Is Pizza Hut going out of business completely?

No, Pizza Hut is not going out of business. It remains one of the largest pizza chains in the world. The closures are part of a major strategic restructuring to close underperforming dine-in locations and focus on a more profitable delivery and carry-out model.

Why do some Pizza Huts look so old?

Many of the classic “Red Roof” buildings were built in the 1970s and 1980s. The cost to fully modernize these large, aging structures is often too high for franchisees, especially when the dine-in model itself is no longer the primary source of revenue.

Who owns Pizza Hut now?

Pizza Hut is owned by Yum!
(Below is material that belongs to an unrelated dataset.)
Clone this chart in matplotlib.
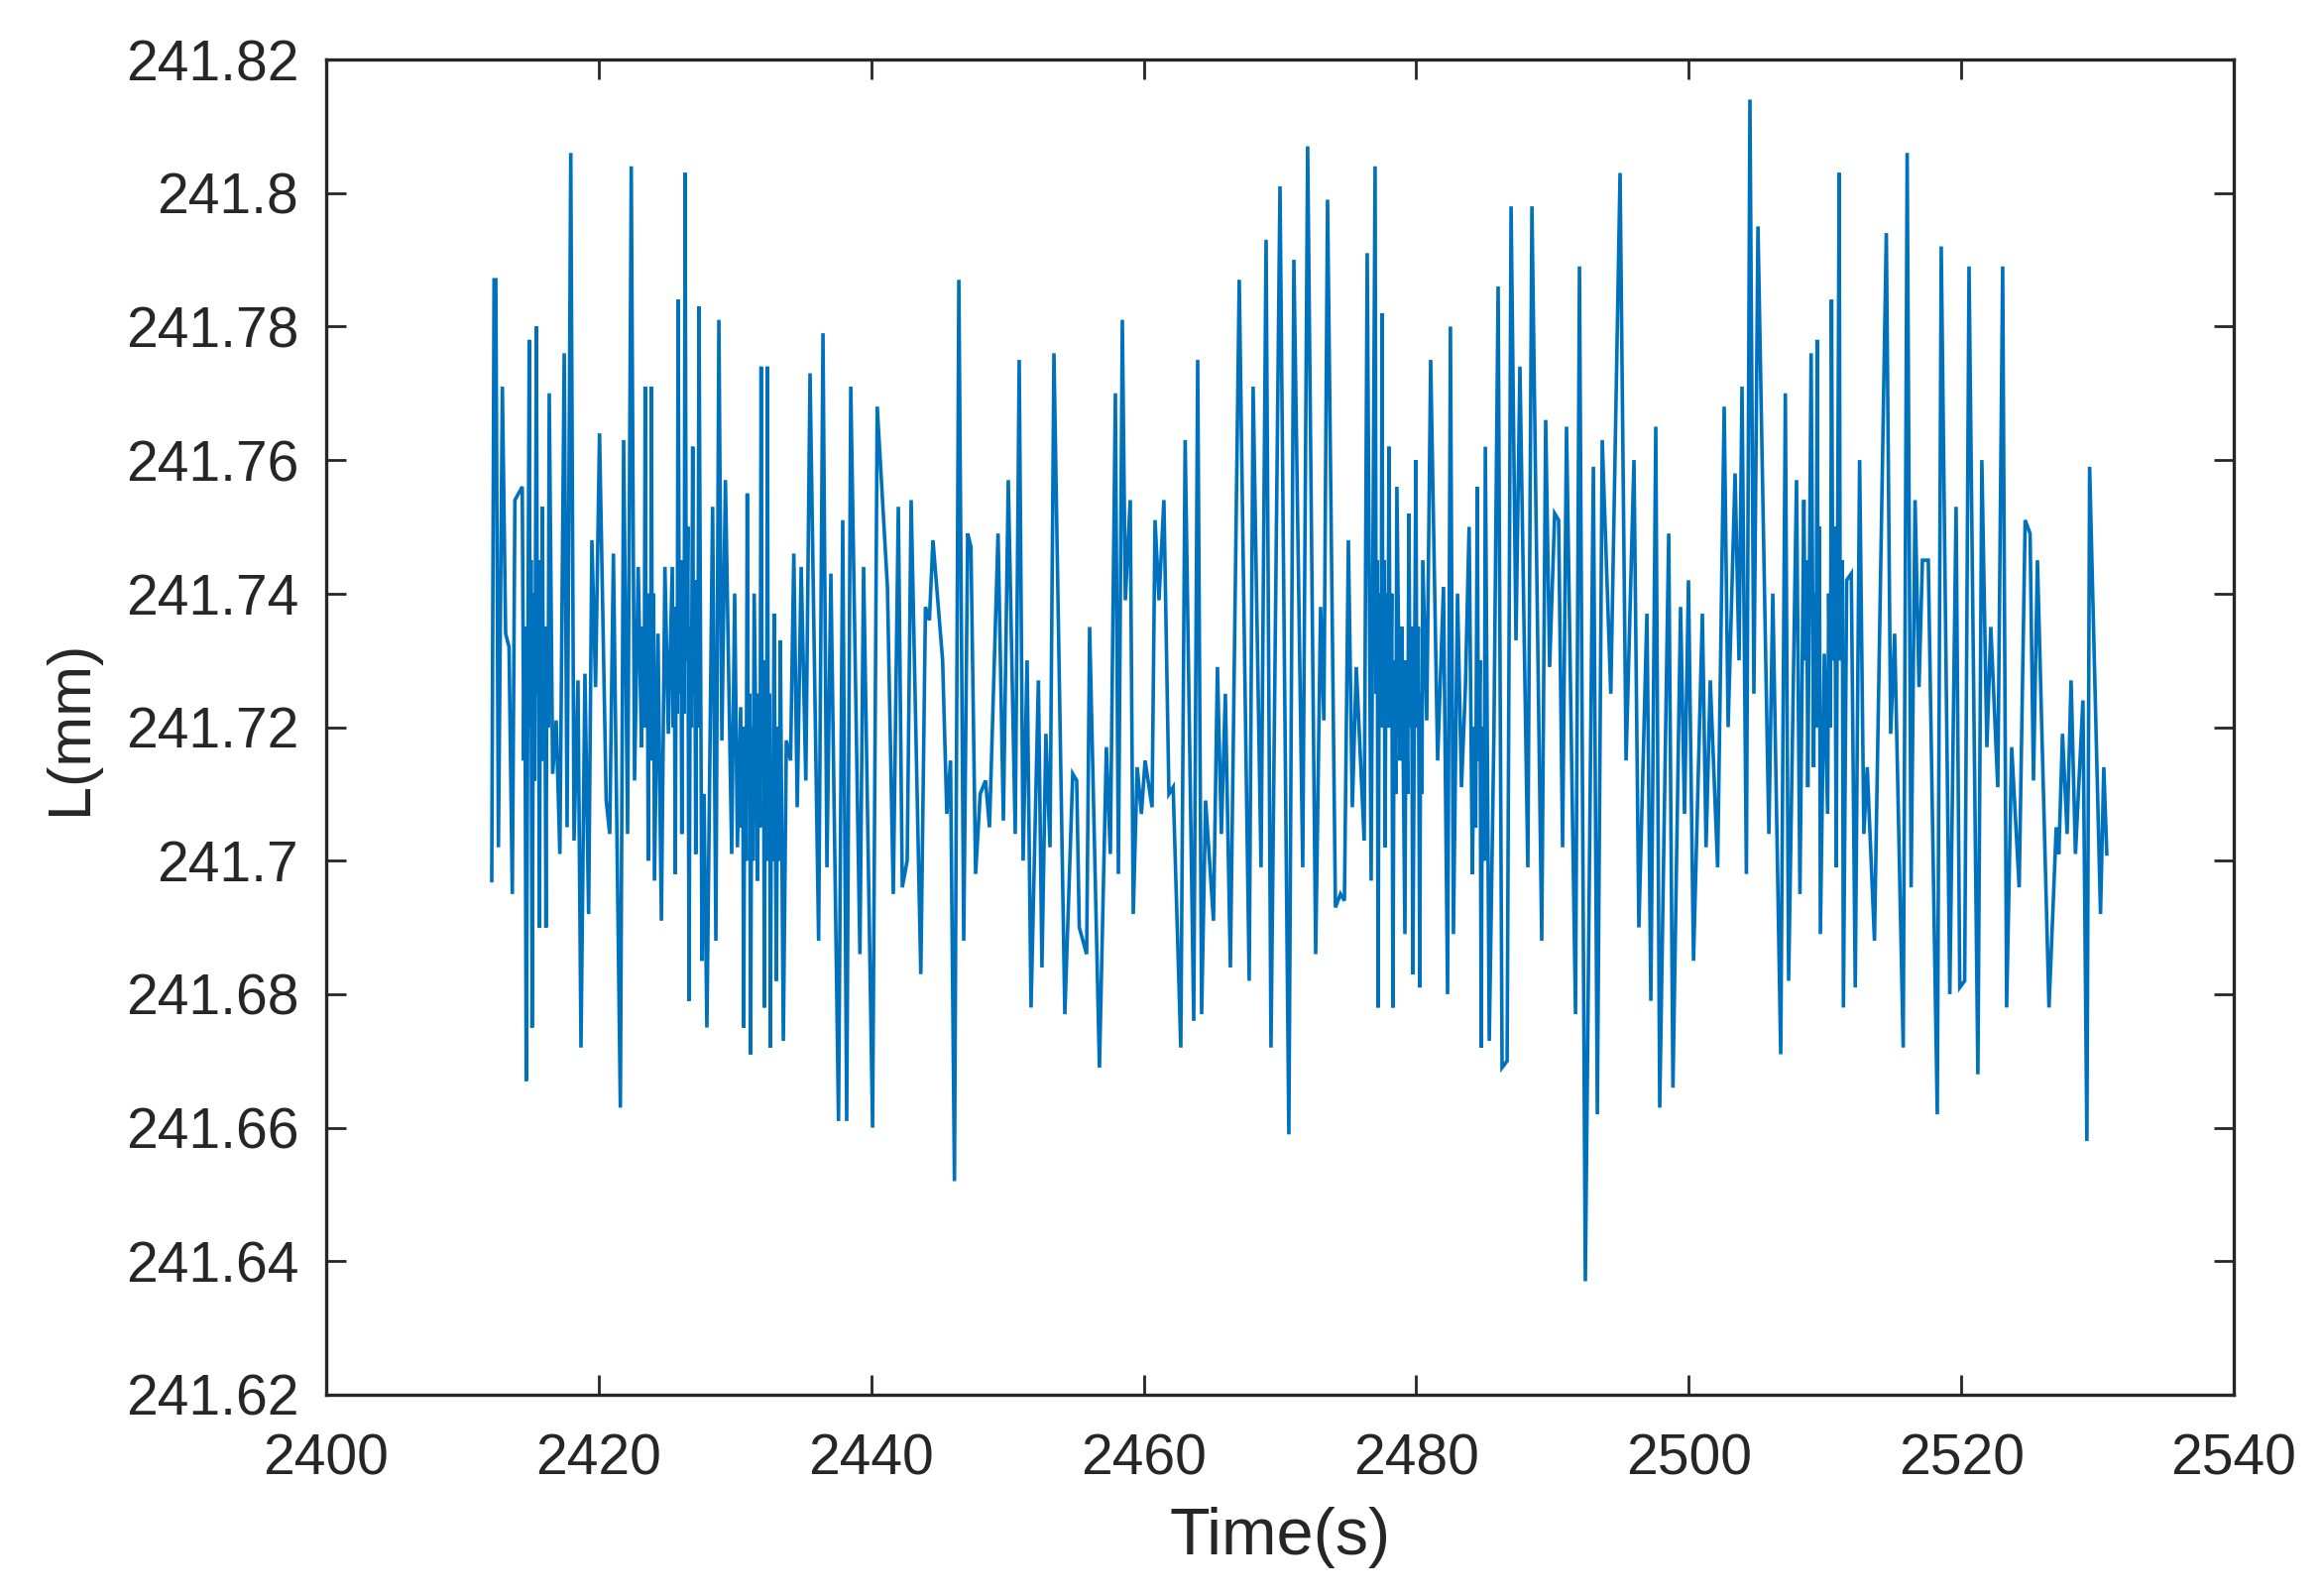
import matplotlib
matplotlib.use('Agg')
import matplotlib.pyplot as plt

# values (peaks and troughs of the trace)
time_a = [2412.15, 2412.32, 2412.45, 2412.64, 2412.93, 2413.17, 2413.42, 2413.66, 2413.85, 2414.39, 2414.68, 2414.90,
          2415.11, 2415.43, 2415.65, 2415.87, 2416.13, 2416.37, 2416.62, 2416.88, 2417.15, 2417.47, 2417.68, 2417.95,
          2418.19, 2418.48, 2418.70, 2418.99, 2419.26, 2419.50, 2419.77, 2420.06, 2420.55, 2420.81, 2421.08, 2421.59,
          2421.83, 2422.12, 2422.39, 2422.63, 2422.90, 2423.14, 2423.41, 2423.63, 2423.87, 2424.09, 2424.35, 2424.60,
          2424.86, 2425.11, 2425.40, 2425.62, 2425.83, 2426.10, 2426.34, 2426.63, 2426.90, 2427.12, 2427.36, 2427.58,
          2427.73, 2427.94, 2428.36, 2428.60, 2428.82, 2429.04, 2429.30, 2429.76, 2429.98, 2430.18, 2430.42, 2430.64,
          2430.90, 2431.15, 2431.41, 2431.66, 2431.92, 2432.16, 2432.38, 2432.60, 2432.87, 2433.04, 2433.33, 2433.55,
          2433.77, 2434.08, 2434.32, 2434.57, 2434.86, 2435.20, 2435.51, 2436.14, 2436.46, 2436.75, 2437.04, 2437.60,
          2437.91, 2438.20, 2438.50, 2439.17, 2439.44, 2440.10, 2440.44, 2441.19, 2441.62, 2441.99, 2442.28, 2442.64,
          2442.93, 2443.64, 2443.98, 2444.27, 2444.53, 2445.24, 2445.55, 2445.82, 2446.11, 2446.43, 2446.79]
length_a = [241.697, 241.787, 241.787, 241.702, 241.771, 241.734, 241.732, 241.695, 241.754, 241.756, 241.667, 241.778,
            241.675, 241.780, 241.690, 241.753, 241.690, 241.770, 241.713, 241.721, 241.701, 241.776, 241.705, 241.806,
            241.703, 241.727, 241.672, 241.728, 241.692, 241.748, 241.726, 241.764, 241.709, 241.704, 241.746, 241.663,
            241.763, 241.704, 241.804, 241.712, 241.744, 241.717, 241.771, 241.700, 241.771, 241.697, 241.734, 241.691,
            241.744, 241.719, 241.744, 241.698, 241.784, 241.704, 241.803, 241.679, 241.762, 241.701, 241.783, 241.685,
            241.710, 241.675, 241.753, 241.688, 241.781, 241.718, 241.757, 241.701, 241.740, 241.702, 241.723, 241.675,
            241.755, 241.671, 241.740, 241.697, 241.774, 241.678, 241.774, 241.672, 241.737, 241.682, 241.733, 241.673,
            241.718, 241.715, 241.746, 241.708, 241.744, 241.712, 241.773, 241.688, 241.779, 241.699, 241.743, 241.661,
            241.751, 241.661, 241.771, 241.686, 241.744, 241.660, 241.768, 241.741, 241.695, 241.753, 241.696, 241.700,
            241.754, 241.683, 241.738, 241.736, 241.748, 241.730, 241.707, 241.715, 241.652, 241.787, 241.688]

time_b = [2447.08, 2447.32, 2447.66, 2448.00, 2448.39, 2448.68, 2449.31, 2449.70, 2450.06, 2450.57, 2450.86, 2451.15,
          2451.44, 2451.73, 2452.27, 2452.53, 2452.82, 2453.12, 2453.41, 2454.21, 2454.79, 2455.08, 2455.27, 2455.81,
          2456.03, 2456.75, 2457.26, 2457.55, 2457.92, 2458.14, 2458.43, 2458.65, 2459.01, 2459.23, 2459.52, 2459.83,
          2460.10, 2460.61, 2460.83, 2461.12, 2461.48, 2461.85, 2462.16, 2462.72, 2463.04, 2463.67, 2463.96, 2464.25,
          2464.54, 2465.12, 2465.41, 2465.70, 2465.99, 2466.36, 2467.01, 2467.74, 2468.03, 2468.61, 2468.98, 2469.34,
          2470.00, 2470.65, 2471.02, 2471.67, 2472.03, 2472.62, 2472.98, 2473.22, 2473.49, 2474.07, 2474.44, 2474.73,
          2475.02, 2475.31, 2475.60, 2476.18, 2476.40, 2476.69, 2476.98, 2477.20, 2477.49, 2477.71, 2478.00, 2478.29,
          2478.58, 2479.17, 2479.46, 2479.75, 2479.97, 2480.26, 2480.48, 2480.77, 2481.06, 2481.57, 2482.00, 2482.30,
          2482.51, 2482.73]
length_b = [241.749, 241.747, 241.698, 241.710, 241.712, 241.705, 241.749, 241.706, 241.757, 241.704, 241.775, 241.700,
            241.730, 241.678, 241.727, 241.684, 241.719, 241.702, 241.776, 241.677, 241.713, 241.712, 241.690, 241.686,
            241.735, 241.669, 241.717, 241.701, 241.770, 241.698, 241.781, 241.739, 241.754, 241.692, 241.714, 241.707,
            241.715, 241.708, 241.751, 241.739, 241.754, 241.710, 241.711, 241.672, 241.763, 241.676, 241.775, 241.677,
            241.709, 241.691, 241.729, 241.704, 241.725, 241.684, 241.787, 241.682, 241.771, 241.699, 241.793, 241.672,
            241.801, 241.659, 241.790, 241.699, 241.807, 241.686, 241.738, 241.721, 241.799, 241.693, 241.695, 241.694,
            241.748, 241.708, 241.729, 241.703, 241.791, 241.697, 241.804, 241.678, 241.782, 241.702, 241.762, 241.678,
            241.756, 241.689, 241.752, 241.683, 241.760, 241.681, 241.745, 241.721, 241.775, 241.715, 241.741, 241.680,
            241.780, 241.689]

time_c = [2483.03, 2483.32, 2483.61, 2483.88, 2484.12, 2484.48, 2484.77, 2485.07, 2485.36, 2485.70, 2486.01, 2486.30,
          2486.67, 2486.96, 2487.32, 2487.61, 2488.19, 2488.49, 2489.21, 2489.50, 2489.79, 2490.16, 2490.45, 2490.74,
          2491.03, 2491.69, 2491.98, 2492.41, 2493.00, 2493.29, 2493.65, 2494.28, 2494.96, 2495.40, 2495.98, 2496.34,
          2496.93, 2497.22, 2497.58, 2497.87, 2498.53, 2498.84, 2499.40, 2499.69, 2499.98, 2500.35, 2501.00, 2501.27,
          2501.58, 2502.12, 2502.60, 2502.89, 2503.40, 2503.69, 2503.91, 2504.23, 2504.49, 2504.78, 2505.08, 2505.88,
          2506.17, 2506.75, 2507.09, 2507.33, 2507.91, 2508.16, 2508.45, 2508.74, 2508.98, 2509.17, 2509.42, 2509.66,
          2509.95, 2510.19, 2510.48, 2510.82, 2511.04]
length_c = [241.740, 241.711, 241.726, 241.750, 241.698, 241.756, 241.672, 241.762, 241.673, 241.719, 241.786, 241.669,
            241.670, 241.798, 241.733, 241.774, 241.699, 241.798, 241.688, 241.766, 241.729, 241.752, 241.751, 241.702,
            241.765, 241.677, 241.789, 241.637, 241.759, 241.662, 241.763, 241.725, 241.803, 241.715, 241.760, 241.690,
            241.737, 241.679, 241.765, 241.663, 241.749, 241.666, 241.738, 241.707, 241.742, 241.685, 241.737, 241.702,
            241.727, 241.699, 241.768, 241.720, 241.758, 241.730, 241.771, 241.698, 241.814, 241.725, 241.795, 241.704,
            241.740, 241.671, 241.770, 241.682, 241.757, 241.695, 241.754, 241.711, 241.776, 241.714, 241.778, 241.689,
            241.731, 241.707, 241.784, 241.699, 241.803]

time_d = [2511.35, 2511.59, 2511.93, 2512.22, 2512.54, 2512.85, 2513.10, 2513.63, 2514.50, 2514.82, 2515.11, 2515.74,
          2516.03, 2516.32, 2516.61, 2516.90, 2517.15, 2517.58, 2518.24, 2518.53, 2519.16, 2519.62, 2519.89, 2520.25,
          2520.57, 2521.22, 2521.51, 2521.88, 2522.17, 2522.68, 2523.04, 2523.33, 2523.70, 2524.25, 2524.69, 2525.05,
          2525.30, 2525.59, 2526.44, 2526.97, 2527.16, 2527.43, 2527.77, 2528.06, 2528.38, 2528.93, 2529.22, 2529.42,
          2530.22, 2530.46, 2530.68]
length_d = [241.678, 241.742, 241.743, 241.681, 241.760, 241.704, 241.714, 241.688, 241.794, 241.719, 241.734, 241.672,
            241.806, 241.696, 241.754, 241.726, 241.745, 241.745, 241.662, 241.792, 241.680, 241.753, 241.681, 241.682,
            241.789, 241.668, 241.760, 241.717, 241.735, 241.711, 241.789, 241.678, 241.717, 241.696, 241.751, 241.749,
            241.712, 241.745, 241.678, 241.705, 241.701, 241.719, 241.704, 241.727, 241.701, 241.724, 241.658, 241.759,
            241.692, 241.714, 241.701]

# smaller swings inside the dark, dense stretches of the trace
time_extra = [2414.50, 2414.58, 2414.97, 2415.03, 2415.22, 2415.30, 2415.50, 2415.57, 2415.72, 2415.79, 2415.95, 2416.04,
              2416.20, 2416.29, 2423.22, 2423.34, 2423.47, 2423.57, 2423.70, 2423.80, 2423.93, 2424.03, 2425.47, 2425.54,
              2425.68, 2425.76, 2425.92, 2426.02, 2426.16, 2426.27, 2426.43, 2426.54, 2426.72, 2426.80, 2426.96, 2427.05,
              2427.19, 2427.28, 2430.49, 2430.57, 2430.72, 2430.82, 2430.98, 2431.08, 2431.23, 2431.33, 2431.74, 2431.84,
              2431.99, 2432.09, 2432.22, 2432.32, 2432.44, 2432.54, 2432.68, 2432.78, 2433.13, 2433.25, 2477.06, 2477.14,
              2477.29, 2477.42, 2477.55, 2477.65, 2477.80, 2477.92, 2478.09, 2478.20, 2478.38, 2478.50, 2478.80, 2478.95,
              2479.25, 2479.37, 2479.55, 2479.66, 2480.05, 2480.15, 2480.32, 2480.42, 2484.24, 2484.36, 2484.56, 2484.68,
              2484.85, 2484.99, 2508.55, 2508.66, 2509.25, 2509.35, 2509.50, 2509.59, 2510.27, 2510.40, 2510.58, 2510.72,
              2511.12, 2511.27]
length_extra = [241.715, 241.735, 241.720, 241.745, 241.740, 241.712, 241.725, 241.745, 241.735, 241.715, 241.715, 241.735,
                241.735, 241.720, 241.735, 241.720, 241.725, 241.740, 241.735, 241.715, 241.720, 241.740, 241.720, 241.738,
                241.735, 241.722, 241.725, 241.745, 241.740, 241.722, 241.730, 241.750, 241.735, 241.720, 241.725, 241.742,
                241.740, 241.720, 241.705, 241.720, 241.720, 241.700, 241.710, 241.725, 241.720, 241.700, 241.725, 241.705,
                241.715, 241.730, 241.720, 241.700, 241.710, 241.725, 241.715, 241.700, 241.720, 241.700, 241.725, 241.745,
                241.740, 241.720, 241.725, 241.745, 241.740, 241.720, 241.720, 241.740, 241.730, 241.710, 241.715, 241.735,
                241.730, 241.710, 241.720, 241.735, 241.720, 241.735, 241.725, 241.710, 241.720, 241.705, 241.715, 241.730,
                241.720, 241.700, 241.730, 241.745, 241.740, 241.720, 241.730, 241.750, 241.740, 241.720, 241.730, 241.750,
                241.730, 241.745]

x_ticks = [2400, 2420, 2440, 2460, 2480, 2500, 2520, 2540]
y_ticks = [241.62, 241.64, 241.66, 241.68, 241.7, 241.72, 241.74, 241.76, 241.78, 241.8, 241.82]
y_labels = ['241.62', '241.64', '241.66', '241.68', '241.7', '241.72', '241.74', '241.76', '241.78', '241.8', '241.82']

plt.rcParams['font.family'] = ['Liberation Sans', 'DejaVu Sans']
dark = '#262626'

all_time = time_a + time_b + time_c + time_d + time_extra
all_length = length_a + length_b + length_c + length_d + length_extra
points = sorted(zip(all_time, all_length))

fig = plt.figure(figsize=(23.44, 16.09), dpi=100)
ax = fig.add_axes([329 / 2344, 202 / 1609, 1924 / 2344, 1347 / 1609])

ax.plot([p[0] for p in points], [p[1] for p in points], color='#0072BD', linewidth=2.6, solid_joinstyle='miter')

ax.set_xlim(2400, 2540)
ax.set_ylim(241.62, 241.82)
ax.set_xticks(x_ticks)
ax.set_yticks(y_ticks)
ax.set_yticklabels(y_labels)
ax.tick_params(direction='in', top=True, right=True, length=14.6, width=2, labelsize=41, colors=dark)
ax.tick_params(axis='x', pad=28)
ax.tick_params(axis='y', pad=20)
for s in ax.spines.values():
    s.set_linewidth(2.4)
    s.set_color(dark)

ax.set_xlabel('Time(s)', fontsize=48, color=dark)
ax.set_ylabel('L(mm)', fontsize=44, color=dark)
ax.xaxis.set_label_coords(0.5, -0.084)
ax.yaxis.set_label_coords(-0.119, 0.5)

fig.savefig('out.png', dpi=100)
Brands, Inc., a massive global restaurant company that also owns other major chains like Taco Bell, KFC, and The Habit Burger Grill. This corporate ownership influences its broad-level strategy.

Are new Pizza Hut locations still opening?

Yes. While many older locations are closing, hundreds of new, smaller “Delco” model locations are opening each year in the U.S. and globally. The overall store count might fluctuate, but the brand is actively investing in its new store format.